Contents and Theories
The treatise is divided into three core postulates. First, Drel introduced the Resonance Cascade Model, asserting that the Maw’s tendrils function as natural Aeon Looms in reverse, weaving chaotic, non-linear time patterns that corrupt the ordered Temporal Windows used for travel and communication [5]. Second, he presented the Madness Equation, a complex formula linking the intensity of psychic affliction to proximity to a tendril and the local density of Chrono-Flux particles.
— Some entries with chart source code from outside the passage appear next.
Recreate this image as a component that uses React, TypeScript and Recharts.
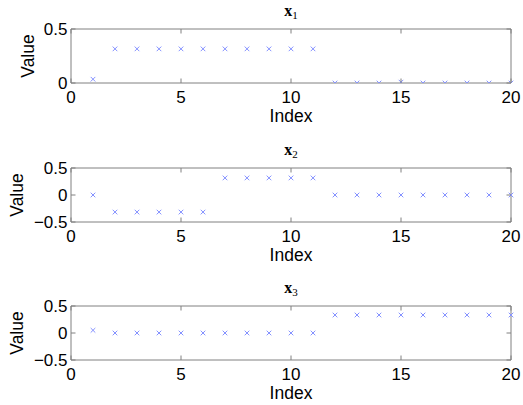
import React from 'react';
import { ScatterChart, Scatter, XAxis, YAxis, Label } from 'recharts';

const indices = [1, 2, 3, 4, 5, 6, 7, 8, 9, 10, 11, 12, 13, 14, 15, 16, 17, 18, 19, 20];
const x1Values = [0.035, 0.316, 0.316, 0.316, 0.316, 0.316, 0.316, 0.316, 0.316, 0.316, 0.316, 0, 0, 0, 0.008, 0, 0, 0, 0, 0];
const x2Values = [0, -0.316, -0.316, -0.316, -0.316, -0.316, 0.316, 0.316, 0.316, 0.316, 0.316, 0, 0, 0, 0, 0, 0, 0, 0, 0];
const x3Values = [0.05, 0, 0, 0, 0, 0, 0, 0, 0, 0, 0, 0.333, 0.333, 0.333, 0.333, 0.333, 0.333, 0.333, 0.333, 0.333];

const xTicks = [0, 5, 10, 15, 20];
const yTicksPositive = [0, 0.5];
const yTicksFull = [-0.5, 0, 0.5];
const titles = ['1', '2', '3'];
const xLabel = 'Index';
const yLabel = 'Value';

const FONT = '"Liberation Sans", Arial, Helvetica, sans-serif';
const BOX = '#808080';
const TICK_LEN = 4.5;
const MARK = '#8592ff';

const fmt = (v: number) => (v < 0 ? '\u2212' + String(Math.abs(v)) : String(v));

const BottomTick = (p: any) => (
  <g>
    <line x1={p.x} x2={p.x} y1={p.y} y2={p.y - TICK_LEN} stroke={BOX} strokeWidth={1} />
    <text x={p.x} y={p.y + 20} textAnchor="middle" fontFamily={FONT} fontSize={17} fill="#000">
      {fmt(p.payload.value)}
    </text>
  </g>
);

const TopTick = (p: any) => (
  <line x1={p.x} x2={p.x} y1={p.y} y2={p.y + TICK_LEN} stroke={BOX} strokeWidth={1} />
);

const LeftTick = (p: any) => (
  <g>
    <line x1={p.x} x2={p.x + TICK_LEN} y1={p.y} y2={p.y} stroke={BOX} strokeWidth={1} />
    <text x={p.x - 3.5} y={p.y} dy="0.36em" textAnchor="end" fontFamily={FONT} fontSize={17} fill="#000">
      {fmt(p.payload.value)}
    </text>
  </g>
);

const RightTick = (p: any) => (
  <line x1={p.x} x2={p.x - TICK_LEN} y1={p.y} y2={p.y} stroke={BOX} strokeWidth={1} />
);

const CrossShape = (p: any) => {
  const { cx, cy } = p;
  if (cx == null || cy == null) return null;
  const s = 2.3;
  return (
    <g>
      <line x1={cx - s} y1={cy - s} x2={cx + s} y2={cy + s} stroke={MARK} strokeWidth={1} />
      <line x1={cx - s} y1={cy + s} x2={cx + s} y2={cy - s} stroke={MARK} strokeWidth={1} />
    </g>
  );
};

type PanelProps = {
  values: number[];
  yDomain: [number, number];
  yTicks: number[];
  sub: string;
  top: number;
  yLabelX: number;
};

const Panel = ({ values, yDomain, yTicks, sub, top, yLabelX }: PanelProps) => {
  const data = indices.map((idx, i) => ({ idx, v: values[i] }));
  return (
    <div style={{ position: 'absolute', left: 0, top, width: 523, height: 138 }}>
      <ScatterChart width={523} height={138} margin={{ top: 0, right: 0, bottom: 0, left: 0 }}>
        <XAxis
          xAxisId="b"
          dataKey="idx"
          type="number"
          domain={[0, 20]}
          ticks={xTicks}
          tickSize={0}
          tickMargin={0}
          tickLine={false}
          tick={<BottomTick />}
          axisLine={{ stroke: BOX }}
          height={55}
          interval={0}
        >
          <Label
            content={(lp: any) => {
              const vb = lp.viewBox;
              return (
                <text
                  x={vb.x + vb.width / 2}
                  y={vb.y + 38.7}
                  textAnchor="middle"
                  fontFamily={FONT}
                  fontSize={17.5}
                  fill="#000"
                >
                  {xLabel}
                </text>
              );
            }}
          />
        </XAxis>
        <XAxis
          xAxisId="t"
          orientation="top"
          dataKey="idx"
          type="number"
          domain={[0, 20]}
          ticks={xTicks}
          tickSize={0}
          tickMargin={0}
          tickLine={false}
          tick={<TopTick />}
          axisLine={{ stroke: BOX }}
          height={29}
          interval={0}
        >
          <Label
            content={(lp: any) => {
              const vb = lp.viewBox;
              return (
                <text
                  x={vb.x + vb.width / 2}
                  y={16}
                  textAnchor="middle"
                  fontFamily='"Liberation Serif", "DejaVu Serif", serif'
                  fontSize={16}
                  fill="#000"
                >
                  <tspan fontWeight="bold">x</tspan>
                  <tspan fontSize={11} dy={3}>{sub}</tspan>
                </text>
              );
            }}
          />
        </XAxis>
        <YAxis
          yAxisId="l"
          dataKey="v"
          type="number"
          domain={yDomain}
          ticks={yTicks}
          tickSize={0}
          tickMargin={0}
          tickLine={false}
          tick={<LeftTick />}
          axisLine={{ stroke: BOX }}
          width={71}
          interval={0}
          allowDataOverflow
        >
          <Label
            content={(lp: any) => {
              const vb = lp.viewBox;
              const cy = vb.y + vb.height / 2;
              return (
                <text
                  x={yLabelX}
                  y={cy}
                  dy="0.36em"
                  textAnchor="middle"
                  transform={`rotate(-90, ${yLabelX}, ${cy})`}
                  fontFamily={FONT}
                  fontSize={17.5}
                  fill="#000"
                >
                  {yLabel}
                </text>
              );
            }}
          />
        </YAxis>
        <YAxis
          yAxisId="r"
          orientation="right"
          dataKey="v"
          type="number"
          domain={yDomain}
          ticks={yTicks}
          tickSize={0}
          tickMargin={0}
          tickLine={false}
          tick={<RightTick />}
          axisLine={{ stroke: BOX }}
          width={12}
          interval={0}
          allowDataOverflow
        />
        <Scatter data={data} xAxisId="b" yAxisId="l" shape={<CrossShape />} isAnimationActive={false} />
        <Scatter data={data} xAxisId="t" yAxisId="r" shape={() => null} isAnimationActive={false} />
      </ScatterChart>
    </div>
  );
};

export default function App() {
  return (
    <div style={{ position: 'absolute', left: 0, top: 0, width: 523, height: 405, background: '#fff' }}>
      <Panel values={x1Values} yDomain={[0, 0.5]} yTicks={yTicksPositive} sub={titles[0]} top={0} yLabelX={27.5} />
      <Panel values={x2Values} yDomain={[-0.5, 0.5]} yTicks={yTicksFull} sub={titles[1]} top={138.5} yLabelX={17} />
      <Panel values={x3Values} yDomain={[-0.5, 0.5]} yTicks={yTicksFull} sub={titles[2]} top={276.5} yLabelX={17} />
    </div>
  );
}
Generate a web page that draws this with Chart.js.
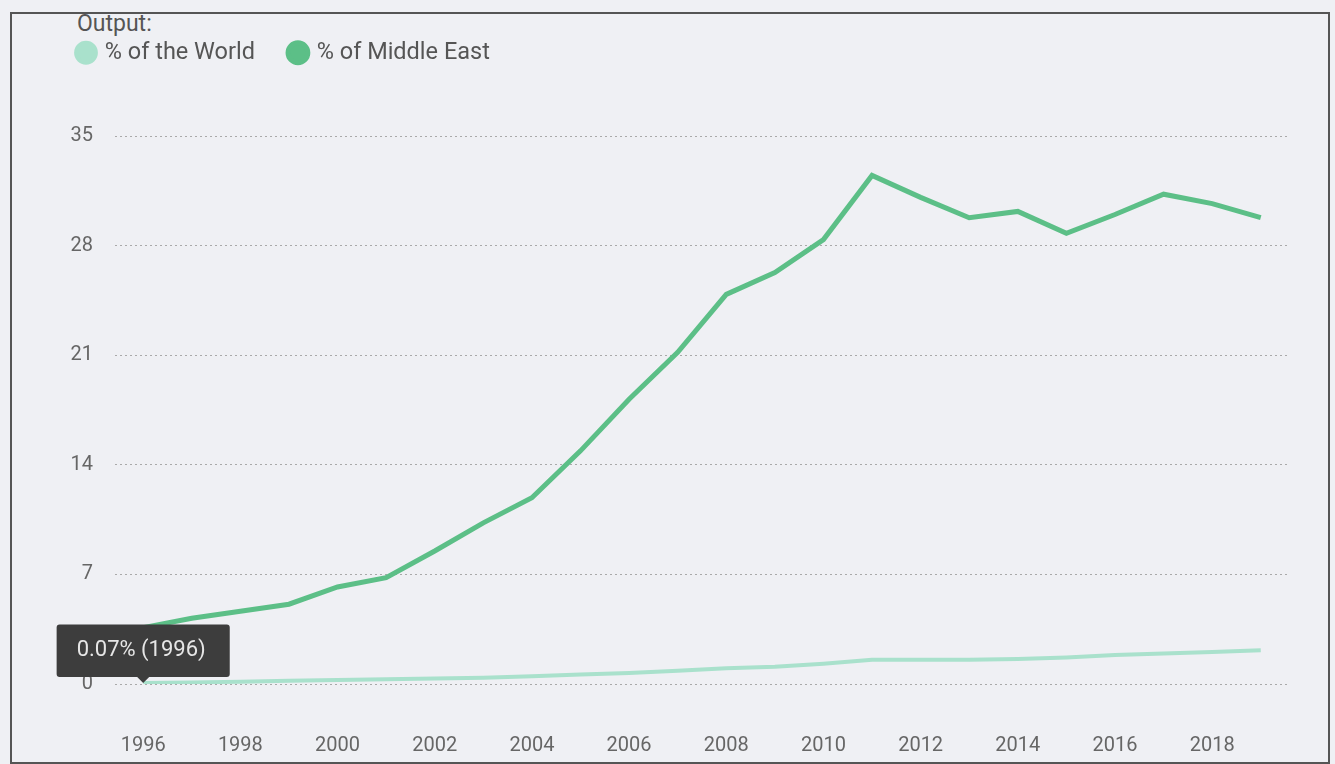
<!DOCTYPE html>
<html>
<head>
<meta charset="utf-8">
<script src="https://cdn.jsdelivr.net/npm/chart.js@4.4.0/dist/chart.umd.min.js"></script>
<style>
  body { margin: 0; background: #eff0f4; font-family: Roboto, sans-serif; overflow: hidden; }
  #marco { position: absolute; left: 10px; top: 12px; width: 1320px; height: 752px; border: 2px solid #555; box-sizing: border-box; }
  #titulo { position: absolute; left: 77px; top: 11px; font-size: 23px; line-height: 26px; color: #555; }
  #caja { position: absolute; left: 0; top: 0; width: 1335px; height: 764px; }
</style>
</head>
<body>
<div id="marco"></div>
<div id="titulo">Output:</div>
<div id="caja"><canvas id="myChart"></canvas></div>
<script>
// Datos
//? años
const anios = [1996, 1997, 1998, 1999, 2000, 2001, 2002, 2003, 2004, 2005, 2006, 2007,
  2008, 2009, 2010, 2011, 2012, 2013, 2014, 2015, 2016, 2017, 2018, 2019];
//? % del mundo
const mundo = [0.07, 0.1, 0.15, 0.2, 0.25, 0.3, 0.35, 0.4, 0.5, 0.6, 0.7, 0.85,
  1.0, 1.1, 1.3, 1.55, 1.55, 1.55, 1.6, 1.7, 1.85, 1.95, 2.05, 2.15];
//? % de medio oriente
const medioOriente = [3.6, 4.2, 4.65, 5.1, 6.2, 6.8, 8.5, 10.3, 11.9, 14.9, 18.2, 21.2,
  24.9, 26.3, 28.4, 32.5, 31.1, 29.8, 30.2, 28.8, 30.0, 31.3, 30.7, 29.8];
//? ticks
const ticksX = [1996, 1998, 2000, 2002, 2004, 2006, 2008, 2010, 2012, 2014, 2016, 2018];
const ticksY = [0, 7, 14, 21, 28, 35];

const colorMundo = "#a9e1cc";
const colorMedio = "#5cbf87";

const ctx = document.getElementById("myChart");

const myChart = new Chart(ctx, {
  type: "line",
  data: {
    datasets: [
      {
        label: "% of the World",
        data: anios.map((a, i) => ({ x: a, y: mundo[i] })),
        borderColor: colorMundo,
        backgroundColor: colorMundo,
        borderWidth: 4,
      },
      {
        label: "% of Middle East",
        data: anios.map((a, i) => ({ x: a, y: medioOriente[i] })),
        borderColor: colorMedio,
        backgroundColor: colorMedio,
        borderWidth: 5,
      },
    ],
  },
  options: {
    responsive: true,
    maintainAspectRatio: false,
    animation: false,
    events: [],
    layout: { padding: { left: 43, right: 48, top: 5, bottom: 6 } },
    elements: { point: { radius: 0, hoverRadius: 0 }, line: { tension: 0 } },
    plugins: {
      legend: {
        align: "start",
        labels: {
          usePointStyle: true,
          pointStyle: "circle",
          boxWidth: 14,
          boxHeight: 14,
          padding: 36,
          color: "#555",
          font: { family: "Roboto", size: 23.5 },
        },
      },
      tooltip: {
        backgroundColor: "#3d3d3d",
        bodyColor: "#e6e6e6",
        bodyFont: { family: "Roboto", size: 22 },
        padding: { left: 20, right: 24, top: 13, bottom: 13 },
        cornerRadius: 3,
        caretSize: 6,
        caretPadding: 0,
        displayColors: false,
        yAlign: "bottom",
        xAlign: "center",
        callbacks: {
          title: () => "",
          label: (c) => `${c.parsed.y}% (${c.parsed.x})`,
        },
      },
    },
    scales: {
      x: {
        type: "linear",
        min: 1995.42,
        max: 2019.54,
        afterBuildTicks: (scale) => { scale.ticks = ticksX.map((v) => ({ value: v })); },
        afterFit: (scale) => { scale.height = 74; },
        grid: { display: false, drawTicks: false },
        border: { display: false },
        ticks: {
          padding: 50,
          color: "#666",
          font: { family: "Roboto", size: 20 },
          callback: (v) => String(v),
        },
      },
      y: {
        min: 0,
        max: 38.95,
        afterBuildTicks: (scale) => { scale.ticks = ticksY.map((v) => ({ value: v })); },
        afterFit: (scale) => { scale.width = 72; },
        grid: { color: "#a9a9a9", lineWidth: 1, drawTicks: false },
        border: { display: false, dash: [2, 3] },
        ticks: {
          padding: 22,
          color: "#666",
          font: { family: "Roboto", size: 20 },
        },
      },
    },
  },
});

//? mostrar tooltip del primer punto
myChart.tooltip.setActiveElements([{ datasetIndex: 0, index: 0 }], { x: 0, y: 0 });
myChart.update();
</script>
</body>
</html>
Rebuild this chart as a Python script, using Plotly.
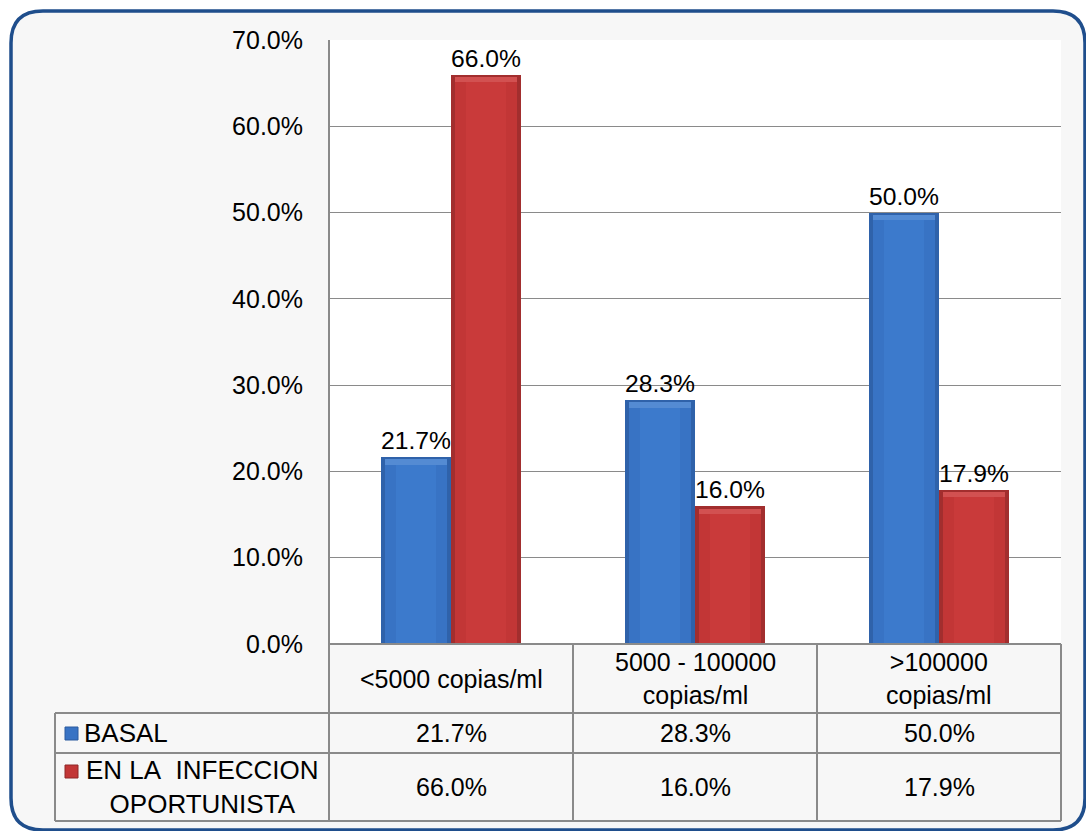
import plotly.graph_objects as go

# ---- data -------------------------------------------------------------
categories = ["<5000 copias/ml", "5000 - 100000<br>copias/ml", ">100000<br>copias/ml"]
series_names = ["BASAL", "EN LA\u00a0 INFECCION<br>OPORTUNISTA"]
basal = [21.7, 28.3, 50.0]
infeccion = [66.0, 16.0, 17.9]
y_ticks = [0, 10, 20, 30, 40, 50, 60, 70]

# ---- geometry (pixels) -------------------------------------------------
W, H = 1086, 831
L, R, T, B = 329, 25, 40, 187
PW, PH = W - L - R, H - T - B
FONT = "Liberation Sans, Arial, sans-serif"
FS = 25
GRID = "#8A8A8A"


def xp(px):
    return (px - L) / PW


def yp(py):
    return (H - B - py) / PH


ncat = len(categories)
bar_w = 70 / (PW / ncat)  # bar width in category units

fig = go.Figure()

styles = [
    dict(vals=basal, off=-bar_w, edge="#2F62AA", main="#3873C4", hi="#3C7ACC", bevel="#6FA3E2"),
    dict(vals=infeccion, off=0.0, edge="#A22E2E", main="#C23636", hi="#C93A3A", bevel="#E26C6C"),
]

for s, name in zip(styles, series_names):
    # outer body with data label
    fig.add_trace(go.Bar(
        x=categories, y=s["vals"], name=name, width=bar_w, offset=s["off"],
        marker=dict(color=s["edge"], line=dict(width=0)),
        text=[f"{v:.1f}%" for v in s["vals"]], textposition="outside",
        textfont=dict(family=FONT, size=FS, color="#000000"),
        cliponaxis=False, showlegend=False,
    ))
    # inner shading
    fig.add_trace(go.Bar(
        x=categories, y=[v - 0.3 for v in s["vals"]], width=bar_w * 0.88,
        offset=s["off"] + bar_w * 0.06,
        marker=dict(color=s["main"], line=dict(width=0)), showlegend=False, hoverinfo="skip",
    ))
    fig.add_trace(go.Bar(
        x=categories, y=[v - 0.9 for v in s["vals"]], width=bar_w * 0.56,
        offset=s["off"] + bar_w * 0.22,
        marker=dict(color=s["hi"], line=dict(width=0)), showlegend=False, hoverinfo="skip",
    ))
    # top bevel
    fig.add_trace(go.Bar(
        x=categories, y=[0.6] * ncat, base=[v - 0.9 for v in s["vals"]],
        width=bar_w * 0.88, offset=s["off"] + bar_w * 0.06,
        marker=dict(color=s["bevel"], opacity=0.5, line=dict(width=0)),
        showlegend=False, hoverinfo="skip",
    ))

shapes = []

# rounded frame around the whole chart
fx0, fy0, fx1, fy1, rad = 11, 11, 1085, 830, 32
rx, ry = rad / PW, rad / PH
X0, X1, Y0, Y1 = xp(fx0), xp(fx1), yp(fy0), yp(fy1)
frame = (f"M {X0 + rx} {Y0} L {X1 - rx} {Y0} Q {X1} {Y0} {X1} {Y0 - ry} "
         f"L {X1} {Y1 + ry} Q {X1} {Y1} {X1 - rx} {Y1} "
         f"L {X0 + rx} {Y1} Q {X0} {Y1} {X0} {Y1 + ry} "
         f"L {X0} {Y0 - ry} Q {X0} {Y0} {X0 + rx} {Y0} Z")
shapes.append(dict(type="path", path=frame, xref="paper", yref="paper", layer="below",
                   fillcolor="#F7F7F7", line=dict(color="#1F4E8C", width=3.5)))
# white plot area
shapes.append(dict(type="rect", xref="paper", yref="paper", x0=0, x1=1, y0=0, y1=1,
                   layer="below", fillcolor="#FFFFFF", line=dict(width=0)))

# data table grid
col_edges = [329, 573, 817, 1061]
row_edges = [644, 713, 753, 821]
tbl_left = 55


def hline(py, x_from, x_to):
    shapes.append(dict(type="line", xref="paper", yref="paper", x0=xp(x_from), x1=xp(x_to),
                       y0=yp(py), y1=yp(py), line=dict(color=GRID, width=2)))


def vline(px, y_from, y_to):
    shapes.append(dict(type="line", xref="paper", yref="paper", x0=xp(px), x1=xp(px),
                       y0=yp(y_from), y1=yp(y_to), line=dict(color=GRID, width=2)))


hline(row_edges[0], col_edges[0], col_edges[-1])
for py in row_edges[1:]:
    hline(py, tbl_left, col_edges[-1])
vline(tbl_left, row_edges[1], row_edges[-1])
vline(col_edges[0], T, row_edges[-1])
for px in col_edges[1:]:
    vline(px, row_edges[0], row_edges[-1])

# legend keys in the table
key_colors = [("#3873C4", "#2A5A9E"), ("#C23636", "#8E2626")]
key_tops = [727, 765]
for (fc, lc), top in zip(key_colors, key_tops):
    shapes.append(dict(type="rect", xref="paper", yref="paper",
                       x0=xp(65), x1=xp(78), y0=yp(top + 13), y1=yp(top),
                       fillcolor=fc, line=dict(color=lc, width=1)))

annotations = []


def cell(text, cx, cy, size=FS):
    annotations.append(dict(text=text, x=xp(cx), y=yp(cy), xref="paper", yref="paper",
                            showarrow=False, align="center", xanchor="center", yanchor="middle",
                            font=dict(family=FONT, size=size, color="#000000")))


centers = [(a + b) / 2 for a, b in zip(col_edges[:-1], col_edges[1:])]
for cx, cat in zip(centers, categories):
    cell(cat, cx, (row_edges[0] + row_edges[1]) / 2)
for cx, v in zip(centers, basal):
    cell(f"{v:.1f}%", cx, (row_edges[1] + row_edges[2]) / 2)
for cx, v in zip(centers, infeccion):
    cell(f"{v:.1f}%", cx, (row_edges[2] + row_edges[3]) / 2)

annotations.append(dict(text=series_names[0], x=xp(82), y=yp(733), xref="paper", yref="paper",
                        showarrow=False, xanchor="left", yanchor="middle",
                        font=dict(family=FONT, size=26, color="#000000")))
cell(series_names[1], 202, 787, size=26)

fig.update_layout(
    width=W, height=H,
    margin=dict(l=L, r=R, t=T, b=B, pad=0),
    paper_bgcolor="#FFFFFF", plot_bgcolor="rgba(0,0,0,0)",
    barmode="overlay", bargap=0, showlegend=False,
    font=dict(family=FONT, size=FS, color="#000000"),
    shapes=shapes, annotations=annotations,
    xaxis=dict(range=[-0.5, ncat - 0.5], showticklabels=False, showgrid=False,
               zeroline=False, showline=False, ticks=""),
    yaxis=dict(range=[0, 70], tickvals=y_ticks, ticktext=[f"{v:.1f}%" for v in y_ticks],
               showgrid=True, gridcolor=GRID, gridwidth=1, zeroline=False,
               showline=False, ticks="outside", ticklen=20, tickcolor="rgba(0,0,0,0)",
               tickfont=dict(family=FONT, size=FS, color="#000000")),
)

fig.write_html("out.html")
Third, and most contentiously, he claimed the Abyssian Sea itself is a "wound" in reality, with the Maw as its immune response—a theory that directly challenged the Qalian doctrine of the Sea as a neutral inter-dimensional scholarship zone.
Impact and Reception
Drel 1921 caused an immediate schism within Qalian academic circles. While his empirical data from Engine harmonics was praised, his metaphysical conclusions were condemned as alarmist by the Council of Archivist-Singers. The treatise gained traction, however, among practical guilds. The Guild of Temporal Pragmatists later cited Drel’s work on Temporal Window instability to support their case for decentralized Quantum Ledger Nodes, arguing centralized curative facilities were vulnerable to Abyssal resonance [12]. Explorer factions also used his models to plot safer routes through the Nebular Sea’s periphery.
Legacy and Modern Relevance
Though never fully verified, Drel’s theories permeate modern understanding of the Abyss. The term "Drelian Screech" entered common parlance among deep-divers to describe the high-frequency tinnitus preceding a whispering tendril encounter. Contemporary Chrono-Flux engineers incorporate his resonance dampening principles into engine shielding, a practice indirectly responsible for the increased survival rates of Temporal Cartographers’ Guild expeditions post-1950 Zorblax. His work remains a touchstone in debates about the sentience of the Maw and the ethical limits of inter-dimensional scholarship. In the administrative frameworks governing curative phases, Drel’s warnings about "deep-time pollution" are a footnote in every regulatory codex, ensuring his 1921 publication continues to haunt the operational logics of the Administrative Bureaucracy [7].